◆ REQUEST ◆
The line holding "0.728, 0.385, 1.966]" is the last one to output; start at the first line of the data, keep every line in between exactly, and leave out pictures.

◆ MATERIAL FOR THE TASK ◆
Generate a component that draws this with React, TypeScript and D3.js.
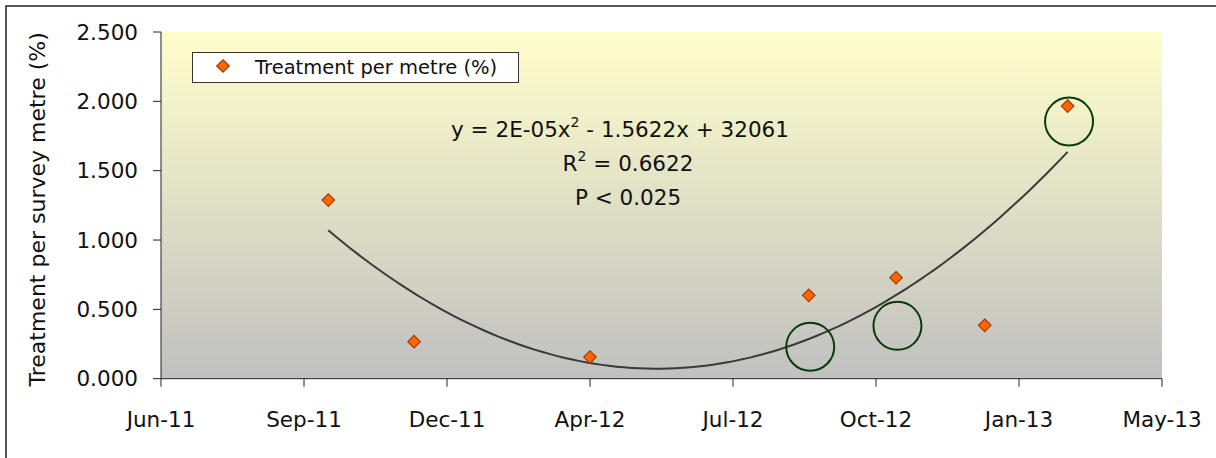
import React, { useEffect, useRef } from 'react'
import * as d3 from 'd3'

// survey dates and treatment per survey metre (%)
const sampleDates = ['2011-10-05', '2011-12-04', '2012-04-05', '2012-09-05', '2012-11-05', '2013-01-06', '2013-03-05']
const treatmentValues = [1.288, 0.267, 0.156, 0.601, 0.728, 0.385, 1.966]

// highlighted points (green rings)
const ringDates = ['2012-09-06', '2012-11-06', '2013-03-06']
const ringValues = [0.23, 0.381, 1.854]

// Excel date axis: one tick every 100 days
const xTickDates = ['2011-06-10', '2011-09-18', '2011-12-27', '2012-04-05', '2012-07-14', '2012-10-22', '2013-01-30', '2013-05-10']
const yTicks = [0, 0.5, 1, 1.5, 2, 2.5]

const legendLabel = 'Treatment per metre (%)'
const yAxisLabel = 'Treatment per survey metre (%)'

const W = 1216
const H = 458
const FONT = '"DejaVu Sans", Verdana, sans-serif'

// least squares fit y = a + b*t + c*t^2
function fitQuadratic(xs: number[], ys: number[]) {
  const s = [0, 0, 0, 0, 0]
  const r = [0, 0, 0]
  xs.forEach((x, i) => {
    for (let k = 0; k < 5; k++) s[k] += Math.pow(x, k)
    for (let k = 0; k < 3; k++) r[k] += Math.pow(x, k) * ys[i]
  })
  const m = [
    [s[0], s[1], s[2], r[0]],
    [s[1], s[2], s[3], r[1]],
    [s[2], s[3], s[4], r[2]],
  ]
  for (let i = 0; i < 3; i++) {
    for (let j = i + 1; j < 3; j++) {
      const f = m[j][i] / m[i][i]
      for (let k = i; k < 4; k++) m[j][k] -= f * m[i][k]
    }
  }
  const c = [0, 0, 0]
  for (let i = 2; i >= 0; i--) {
    let v = m[i][3]
    for (let k = i + 1; k < 3; k++) v -= m[i][k] * c[k]
    c[i] = v / m[i][i]
  }
  return c
}

export default function App() {
  const ref = useRef<SVGSVGElement>(null)

  useEffect(() => {
    const svg = d3.select(ref.current)
    svg.selectAll('*').remove()

    const parse = d3.timeParse('%Y-%m-%d')
    const ticks = xTickDates.map(d => parse(d) as Date)
    const dates = sampleDates.map(d => parse(d) as Date)

    const left = 161, right = 1162, top = 32, bottom = 378.7

    const x = d3.scaleTime().domain([ticks[0], ticks[ticks.length - 1]]).range([left, right])
    const y = d3.scaleLinear().domain([0, 2.5]).range([bottom, top])

    // outer frame
    svg.append('rect')
      .attr('x', 6).attr('y', 6).attr('width', W + 20).attr('height', H + 20)
      .attr('fill', 'white').attr('stroke', '#222').attr('stroke-width', 1.5)

    // plot area gradient
    const grad = svg.append('defs').append('linearGradient')
      .attr('id', 'bg').attr('x1', 0).attr('y1', 0).attr('x2', 0).attr('y2', 1)
    grad.append('stop').attr('offset', '0%').attr('stop-color', '#ffffcc')
    grad.append('stop').attr('offset', '100%').attr('stop-color', '#c0c0c0')

    svg.append('rect')
      .attr('x', left).attr('y', top).attr('width', right - left).attr('height', bottom - top)
      .attr('fill', 'url(#bg)')

    // axes
    const g = svg.append('g').attr('stroke', '#222').attr('stroke-width', 1)
    g.append('line').attr('x1', left).attr('x2', left).attr('y1', top).attr('y2', bottom)
    g.append('line').attr('x1', left).attr('x2', right).attr('y1', bottom).attr('y2', bottom)
    yTicks.forEach(t => {
      g.append('line').attr('x1', left - 8).attr('x2', left).attr('y1', y(t)).attr('y2', y(t))
    })
    ticks.forEach(t => {
      g.append('line').attr('x1', x(t)).attr('x2', x(t)).attr('y1', bottom).attr('y2', bottom + 8)
    })

    svg.append('g').selectAll('text').data(yTicks).join('text')
      .attr('x', 138).attr('y', d => y(d)).attr('dy', '0.36em')
      .attr('text-anchor', 'end')
      .attr('font-family', FONT).attr('font-size', 21.5).attr('fill', '#111')
      .text(d => d3.format('.3f')(d))

    const fmt = d3.timeFormat('%b-%y')
    svg.append('g').selectAll('text').data(ticks).join('text')
      .attr('x', d => x(d)).attr('y', 427)
      .attr('text-anchor', 'middle')
      .attr('font-family', FONT).attr('font-size', 21.5).attr('fill', '#111')
      .text(d => fmt(d))

    svg.append('text')
      .attr('transform', 'translate(45,' + ((top + bottom) / 2 + 4) + ') rotate(-90)')
      .attr('text-anchor', 'middle')
      .attr('font-family', FONT).attr('font-size', 22).attr('fill', '#111')
      .text(yAxisLabel)

    // polynomial trendline over the data range
    const day0 = ticks[0]
    const tt = dates.map(d => d3.timeDay.count(day0, d) / 100)
    const coef = fitQuadratic(tt, treatmentValues)
    const t0 = tt[0], t1 = tt[tt.length - 1]
    const curve = d3.range(0, 101).map(i => {
      const t = t0 + (t1 - t0) * i / 100
      return [t, coef[0] + coef[1] * t + coef[2] * t * t]
    })
    svg.append('path')
      .datum(curve)
      .attr('fill', 'none').attr('stroke', '#3a3a3a').attr('stroke-width', 2)
      .attr('d', d3.line<number[]>()
        .x(d => x(d3.timeHour.offset(day0, Math.round(d[0] * 2400))))
        .y(d => y(d[1])))

    // data markers
    const diamond = d3.symbol().type(d3.symbolDiamond2).size(100)
    svg.append('g').selectAll('path').data(dates).join('path')
      .attr('transform', (d, i) => 'translate(' + x(d) + ',' + y(treatmentValues[i]) + ')')
      .attr('d', diamond)
      .attr('fill', '#ff6600').attr('stroke', '#a33a00').attr('stroke-width', 1.2)

    // rings
    svg.append('g').selectAll('circle').data(ringDates).join('circle')
      .attr('cx', d => x(parse(d) as Date))
      .attr('cy', (d, i) => y(ringValues[i]))
      .attr('r', 24)
      .attr('fill', 'none').attr('stroke', '#0a3a0a').attr('stroke-width', 2)

    // equation text
    const eq = svg.append('g').attr('font-family', FONT).attr('font-size', 21.5).attr('fill', '#111').attr('text-anchor', 'middle')
    const l1 = eq.append('text').attr('x', 620).attr('y', 137)
    l1.append('tspan').text('y = 2E-05x')
    l1.append('tspan').attr('font-size', 14).attr('dy', -10).text('2')
    l1.append('tspan').attr('dy', 10).text(' - 1.5622x + 32061')
    const l2 = eq.append('text').attr('x', 628).attr('y', 171)
    l2.append('tspan').text('R')
    l2.append('tspan').attr('font-size', 14).attr('dy', -10).text('2')
    l2.append('tspan').attr('dy', 10).text(' = 0.6622')
    eq.append('text').attr('x', 628).attr('y', 205).text('P < 0.025')

    // legend
    const lg = svg.append('g')
    lg.append('rect').attr('x', 192.5).attr('y', 52.5).attr('width', 326).attr('height', 30)
      .attr('fill', 'white').attr('stroke', '#333').attr('stroke-width', 1)
    lg.append('path').attr('transform', 'translate(223,66)').attr('d', diamond)
      .attr('fill', '#ff6600').attr('stroke', '#a33a00').attr('stroke-width', 1.2)
    lg.append('text').attr('x', 255).attr('y', 74)
      .attr('font-family', FONT).attr('font-size', 19.5).attr('fill', '#111')
      .text(legendLabel)
  }, [])

  return (
    <svg ref={ref} width={W} height={H} style={{ position: 'absolute', left: 0, top: 0 }} />
  )
}
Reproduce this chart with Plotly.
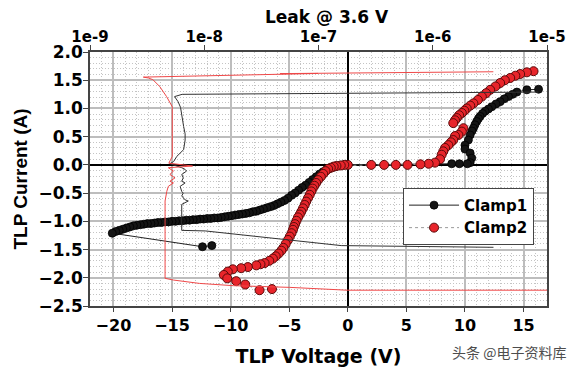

◆ THE OUTPUT ◆
Generate a component that draws this with React, TypeScript and D3.js.
import React, { useEffect, useRef } from 'react'
import * as d3 from 'd3'

// survey dates and treatment per survey metre (%)
const sampleDates = ['2011-10-05', '2011-12-04', '2012-04-05', '2012-09-05', '2012-11-05', '2013-01-06', '2013-03-05']
const treatmentValues = [1.288, 0.267, 0.156, 0.601, 0.728, 0.385, 1.966]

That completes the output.